## [What is required]
Exclude images, then output the remaining data verbatim.

## [Data lines]
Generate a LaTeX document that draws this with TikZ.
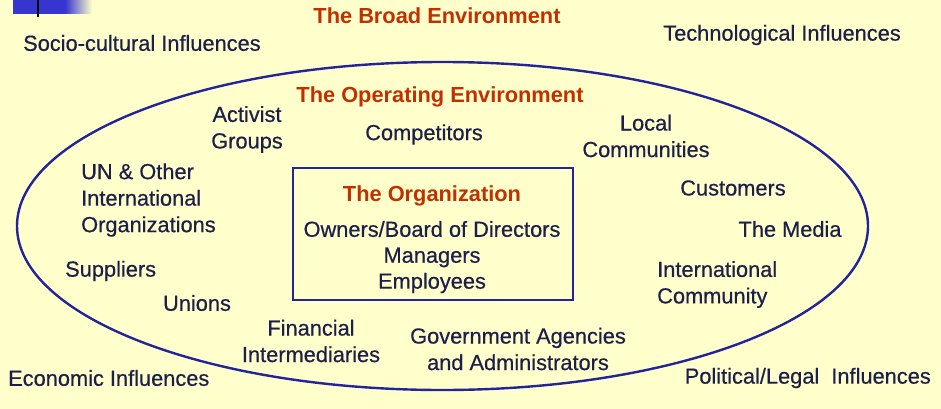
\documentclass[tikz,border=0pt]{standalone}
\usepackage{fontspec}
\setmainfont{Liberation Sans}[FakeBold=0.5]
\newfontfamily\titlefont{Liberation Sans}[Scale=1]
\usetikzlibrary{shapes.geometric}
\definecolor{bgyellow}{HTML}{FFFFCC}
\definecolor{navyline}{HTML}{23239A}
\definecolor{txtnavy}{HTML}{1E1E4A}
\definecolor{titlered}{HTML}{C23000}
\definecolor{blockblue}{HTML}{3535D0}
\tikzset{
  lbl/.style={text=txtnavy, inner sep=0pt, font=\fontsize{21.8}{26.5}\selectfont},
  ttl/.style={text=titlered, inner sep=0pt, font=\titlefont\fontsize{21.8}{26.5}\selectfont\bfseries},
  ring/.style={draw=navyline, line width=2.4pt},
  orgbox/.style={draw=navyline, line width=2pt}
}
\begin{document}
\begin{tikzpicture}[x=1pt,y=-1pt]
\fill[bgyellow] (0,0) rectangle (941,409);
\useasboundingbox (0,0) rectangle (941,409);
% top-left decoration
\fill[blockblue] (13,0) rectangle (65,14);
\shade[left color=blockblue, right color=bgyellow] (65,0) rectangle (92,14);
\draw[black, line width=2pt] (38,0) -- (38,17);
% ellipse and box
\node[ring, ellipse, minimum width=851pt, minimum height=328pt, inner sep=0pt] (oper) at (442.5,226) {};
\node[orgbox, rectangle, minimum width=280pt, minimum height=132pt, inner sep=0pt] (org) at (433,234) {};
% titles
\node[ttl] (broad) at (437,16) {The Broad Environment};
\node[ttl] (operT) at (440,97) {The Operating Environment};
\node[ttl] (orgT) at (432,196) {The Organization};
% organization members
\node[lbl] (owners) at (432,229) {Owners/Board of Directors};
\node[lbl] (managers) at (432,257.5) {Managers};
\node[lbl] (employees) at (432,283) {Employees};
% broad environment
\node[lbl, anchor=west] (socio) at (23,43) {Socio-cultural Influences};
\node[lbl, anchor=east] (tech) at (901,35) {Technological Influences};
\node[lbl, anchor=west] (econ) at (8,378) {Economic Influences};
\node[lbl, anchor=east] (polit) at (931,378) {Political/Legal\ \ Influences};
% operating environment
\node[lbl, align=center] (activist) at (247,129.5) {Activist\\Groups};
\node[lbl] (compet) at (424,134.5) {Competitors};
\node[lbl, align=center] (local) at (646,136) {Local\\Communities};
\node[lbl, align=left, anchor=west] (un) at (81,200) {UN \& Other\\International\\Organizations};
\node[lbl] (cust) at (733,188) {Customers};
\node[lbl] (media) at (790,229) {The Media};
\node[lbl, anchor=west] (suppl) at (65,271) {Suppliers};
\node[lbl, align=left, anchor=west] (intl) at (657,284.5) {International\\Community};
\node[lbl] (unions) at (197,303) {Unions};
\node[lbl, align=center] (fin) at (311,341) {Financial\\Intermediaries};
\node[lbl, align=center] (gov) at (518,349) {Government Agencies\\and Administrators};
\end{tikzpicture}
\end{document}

## [Solution below]
Generate a LaTeX document that draws this with TikZ.
\documentclass[tikz,border=0pt]{standalone}
\usepackage{fontspec}
\setmainfont{Liberation Sans}[FakeBold=0.5]
\newfontfamily\titlefont{Liberation Sans}[Scale=1]
\usetikzlibrary{shapes.geometric}
\definecolor{bgyellow}{HTML}{FFFFCC}
\definecolor{navyline}{HTML}{23239A}
\definecolor{txtnavy}{HTML}{1E1E4A}
\definecolor{titlered}{HTML}{C23000}
\definecolor{blockblue}{HTML}{3535D0}
\tikzset{
  lbl/.style={text=txtnavy, inner sep=0pt, font=\fontsize{21.8}{26.5}\selectfont},
  ttl/.style={text=titlered, inner sep=0pt, font=\titlefont\fontsize{21.8}{26.5}\selectfont\bfseries},
  ring/.style={draw=navyline, line width=2.4pt},
  orgbox/.style={draw=navyline, line width=2pt}
}
\begin{document}
\begin{tikzpicture}[x=1pt,y=-1pt]
\fill[bgyellow] (0,0) rectangle (941,409);
\useasboundingbox (0,0) rectangle (941,409);
% top-left decoration
\fill[blockblue] (13,0) rectangle (65,14);
\shade[left color=blockblue, right color=bgyellow] (65,0) rectangle (92,14);
\draw[black, line width=2pt] (38,0) -- (38,17);
% ellipse and box
\node[ring, ellipse, minimum width=851pt, minimum height=328pt, inner sep=0pt] (oper) at (442.5,226) {};
\node[orgbox, rectangle, minimum width=280pt, minimum height=132pt, inner sep=0pt] (org) at (433,234) {};
% titles
\node[ttl] (broad) at (437,16) {The Broad Environment};
\node[ttl] (operT) at (440,97) {The Operating Environment};
\node[ttl] (orgT) at (432,196) {The Organization};
% organization members
\node[lbl] (owners) at (432,229) {Owners/Board of Directors};
\node[lbl] (managers) at (432,257.5) {Managers};
\node[lbl] (employees) at (432,283) {Employees};
% broad environment
\node[lbl, anchor=west] (socio) at (23,43) {Socio-cultural Influences};
\node[lbl, anchor=east] (tech) at (901,35) {Technological Influences};
\node[lbl, anchor=west] (econ) at (8,378) {Economic Influences};
\node[lbl, anchor=east] (polit) at (931,378) {Political/Legal\ \ Influences};
% operating environment
\node[lbl, align=center] (activist) at (247,129.5) {Activist\\Groups};
\node[lbl] (compet) at (424,134.5) {Competitors};
\node[lbl, align=center] (local) at (646,136) {Local\\Communities};
\node[lbl, align=left, anchor=west] (un) at (81,200) {UN \& Other\\International\\Organizations};
\node[lbl] (cust) at (733,188) {Customers};
\node[lbl] (media) at (790,229) {The Media};
\node[lbl, anchor=west] (suppl) at (65,271) {Suppliers};
\node[lbl, align=left, anchor=west] (intl) at (657,284.5) {International\\Community};
\node[lbl] (unions) at (197,303) {Unions};
\node[lbl, align=center] (fin) at (311,341) {Financial\\Intermediaries};
\node[lbl, align=center] (gov) at (518,349) {Government Agencies\\and Administrators};
\end{tikzpicture}
\end{document}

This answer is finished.